Not really, because it's not a physical proxy server - just a program acting as a proxy. 99% of the time it would purely be passing data to/from the game server, so it receives player data through the public interface and sends it on to the game server's assigned data port. The outgoing server data would just go the opposite way.
The only time it would need to 'step in' and actually do something is when it hasn't received data from a player for a set time, in which case it occasionally sends something to the server to say, "hey, I'm player X, I'm still here and my car is... um... sitting next to the track, or near the pitlane, or wherever." One of the difficulties would be how to handle a rejoin; if reporting that the server is in a race session stops the game client from even trying to connect you'd probably have to intercept the server's status reporting so it says it's in practice or whatever would work, then you need to update the client on the fact it's a race session (bearing in mind the server can already tell the client to change sessions; it happens every time the session does change, even if you're in the middle of loading the track when it happens) and then get the client up to speed on the current race status, possibly car condition (tyres and fuel especially), and presumably have them resume from the pits so you don't need to go overboard with placing the car somewhere more specific. You'd probably need a client side plugin to help with all this, too.
This rare activity aside, most of the time the proxy service would just be passing through data with a little bit of checking, so adding very little lag especially in comparison to that already present for remote players.

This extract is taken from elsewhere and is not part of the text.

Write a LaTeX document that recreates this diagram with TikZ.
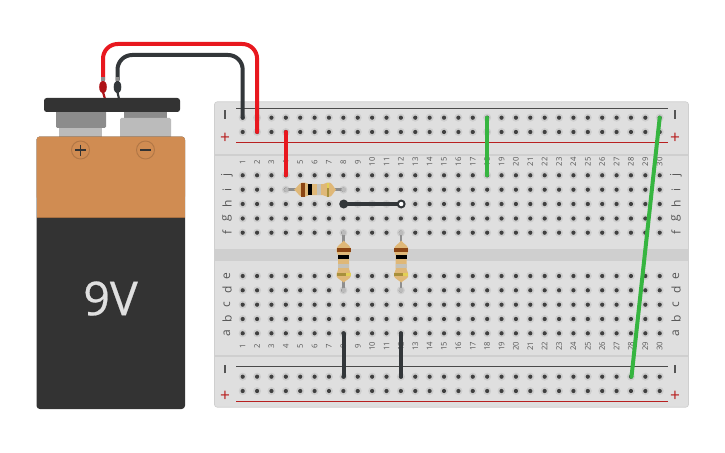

However, this is all conjecture on my part, I'm not claiming to have the ability to get something like this going, I just thought someone would have. As I said earlier with rF2 having rejoins and providing a better driving experience, even if it still has many annoying bugs or half-baked features (of course rF1 was never fully finished either) I don't think there would be enough push for anyone to bother getting this working in rFactor. Especially if the practice-session based workarounds are good enough to replicate racing conditions.